Application of a vacuum extraction procedure has proved valuable in removing other contaminants, provided the equipment can withstand the vacuum.
There should be as little aeration as possible during the filling of tanks and, as far as possible, the end of the delivery pipe should be held below the surface of the oil in order to avoid splashing; alternatively, the tanks should be filled from the bottom.
There should be a standing period of not less than 12 h to allow de-aeration before commissioning transformers (1 h may be adequate for switchgear and 1 h to 2 h for power transformers both with a nominal system voltage of less than 16 kV).
12.2 Replacement of oil in transformers rated 72,5 kV and above
Reference should be made to the equipment manufacturer.

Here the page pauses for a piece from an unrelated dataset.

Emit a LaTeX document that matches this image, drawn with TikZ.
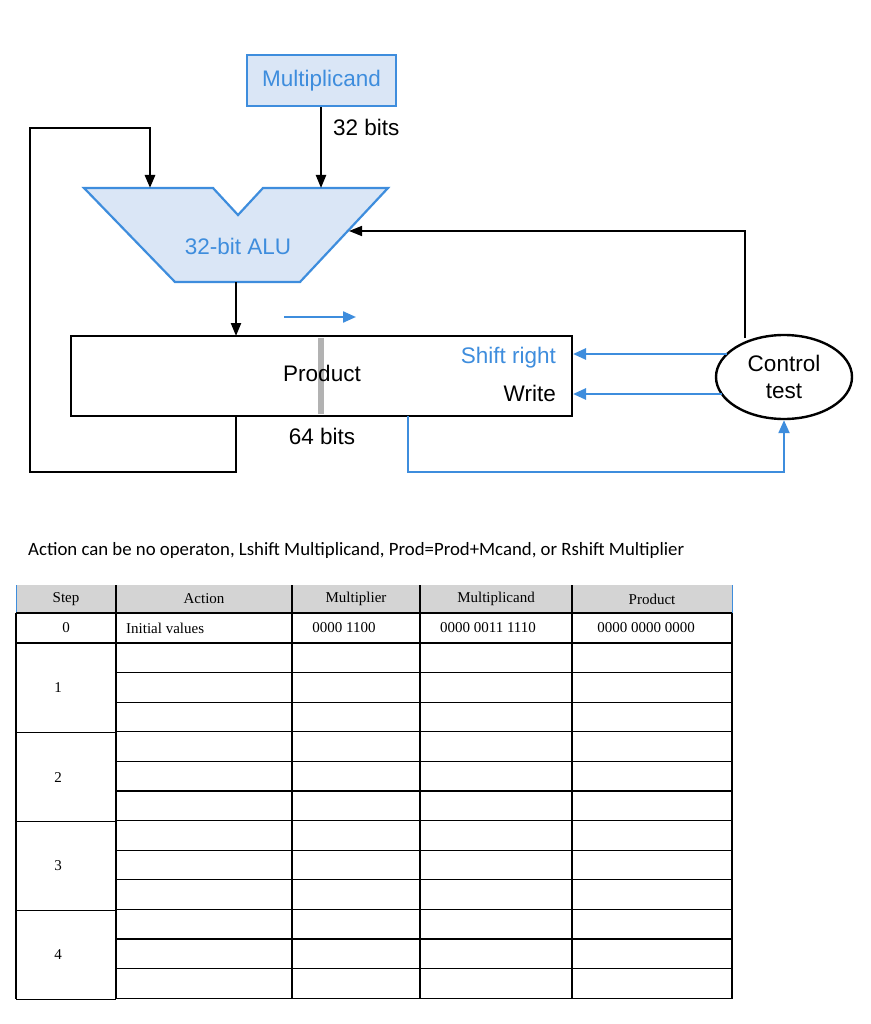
\documentclass[tikz,border=0pt]{standalone}
\usepackage{fontspec}
\setmainfont{Liberation Sans}
\newfontfamily\calib{Carlito}
\newfontfamily\tms{Liberation Serif}
\usetikzlibrary{arrows.meta,shapes.geometric}
\definecolor{fblue}{HTML}{DAE6F6}
\definecolor{lblue}{HTML}{3E8DDD}
\begin{document}
\begin{tikzpicture}[x=1pt,y=-1pt,
  blk/.style={draw=black,line width=2.4pt},
  arr/.style={-{Triangle[length=13pt,width=10pt]},line width=2.2pt},
  barr/.style={-{Triangle[length=13pt,width=11pt]},line width=2.2pt,draw=lblue,color=lblue},
  lbl/.style={font=\fontsize{22.5}{26}\selectfont,inner sep=0pt},
  cell/.style={font=\tms\fontsize{15}{17}\selectfont,inner sep=0pt}]
\useasboundingbox (0,0) rectangle (870,1024);
% Multiplicand
\node[draw=lblue,fill=fblue,line width=2.4pt,minimum width=149pt,minimum height=51pt,inner sep=0pt,font=\fontsize{22.5}{26}\selectfont,text=lblue] (mc) at (321.5,80.5) {Multiplicand};
% ALU
\draw[draw=lblue,fill=fblue,line width=2.2pt] (84,188) -- (213,188) -- (238,215) -- (263,188) -- (388,188) -- (300,282) -- (175,282) -- cycle;
\node[lbl,text=lblue] (alu) at (238,246) {32-bit ALU};
\coordinate (aluin1) at (150,188);
\coordinate (aluin2) at (321,188);
\coordinate (aluout) at (236,282);
\coordinate (aluctl) at (349,231);
\draw[arr] (mc.south -| aluin2) -- (aluin2);
\node[lbl,anchor=west] (b32) at (333,127) {32 bits};
% Product
\draw[blk,fill=white] (71,336) rectangle (572,416);
\coordinate (prodtop) at (236,336);
\coordinate (prodbot) at (236,416);
\draw[line width=6pt,draw=black!30] (321,338) -- (321,414);
\node[lbl] (prod) at (322,373) {Product};
\node[lbl,anchor=east,text=lblue] (sr) at (556,358) {Shift right};
\node[lbl,anchor=east] (wr) at (556,393) {Write};
\node[lbl] (b64) at (322,436) {64 bits};
\draw[arr] (aluout) -- (prodtop);
\draw[arr,line width=2.8pt] (prodbot) -- (236,472) -- (30,472) -- (30,128) -- (150,128) -- (aluin1);
\draw[barr] (284,317) -- (356,317);
% Control
\node[draw,ellipse,line width=2.4pt,minimum width=136pt,minimum height=84pt,inner sep=0pt,align=center,font=\fontsize{22.5}{27}\selectfont] (ct) at (784,377) {Control\\test};
\coordinate (c1) at (727,354);
\coordinate (c2) at (722,394);
\draw[barr,line width=2.6pt] (c1) -- (573,354);
\draw[barr,line width=2.6pt] (c2) -- (573,394);
\draw[arr,line width=1.6pt] (745,338) -- (745,231) -- (aluctl);
\draw[barr] (408,416) -- (408,472) -- (784,472) -- (ct.south);
% caption
\node[anchor=west,inner sep=0pt,font=\calib\fontsize{18.8}{22}\selectfont] (cap) at (28,550) {Action can be no operaton, Lshift Multiplicand, Prod=Prod+Mcand, or Rshift Multiplier};
% table
\fill[black!17] (16,585) rectangle (732,613);
\draw[lblue,line width=1pt] (16,585) -- (16,613) (732,585) -- (732,613);
\foreach \y in {613,643} \draw[line width=1.2pt] (16,\y) -- (732,\y);
\foreach \i in {1,...,12} {
  \pgfmathsetmacro\yy{643+\i*29.6}
  \draw[line width=1.2pt] (116,\yy) -- (732,\yy);
}
\foreach \y in {732.8,821.6,910.4,999.2} \draw[line width=1.2pt] (16,\y) -- (116,\y);
\draw[line width=1.2pt] (16,613) -- (16,999.2) (732,613) -- (732,999.2);
\foreach \x in {116,292,420,572} \draw[line width=1.2pt] (\x,585) -- (\x,999.2);
\node[cell] (h1) at (66,599) {Step};
\node[cell] (h2) at (204,599) {Action};
\node[cell] (h3) at (356,599) {Multiplier};
\node[cell] (h4) at (496,599) {Multiplicand};
\node[cell] (h5) at (652,599) {Product};
\node[cell] (r0) at (66,628) {0};
\node[cell,anchor=west] (r0a) at (126,628) {Initial values};
\node[cell] (r0b) at (344,628) {0000 1100};
\node[cell] (r0c) at (488,628) {0000 0011 1110};
\node[cell] (r0d) at (646,628) {0000 0000 0000};
\node[cell] (s1) at (58,688) {1};
\node[cell] (s2) at (58,778) {2};
\node[cell] (s3) at (58,866) {3};
\node[cell] (s4) at (58,955) {4};
\end{tikzpicture}
\end{document}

12.3 Replacement of oil in electrical equipment contaminated with PCB
Reference should be made to the equipment manufacturer and local regulations. A full Risk Assessment should be carried out.
13 Passivation
Metal passivator is added as a stock solution, dissolved in insulating oil. Such stock solution is commercially available, but some service providers prepare the stock solution on-site, with oil from the actual unit. The stock solution can be added via an oil processing unit or other suitable equipment.
This treatment is recommended for unused and in-service insulating oil. For in-service oils that fall in fair or poor condition for acidity (Table 5), a case-by-case study is recommended.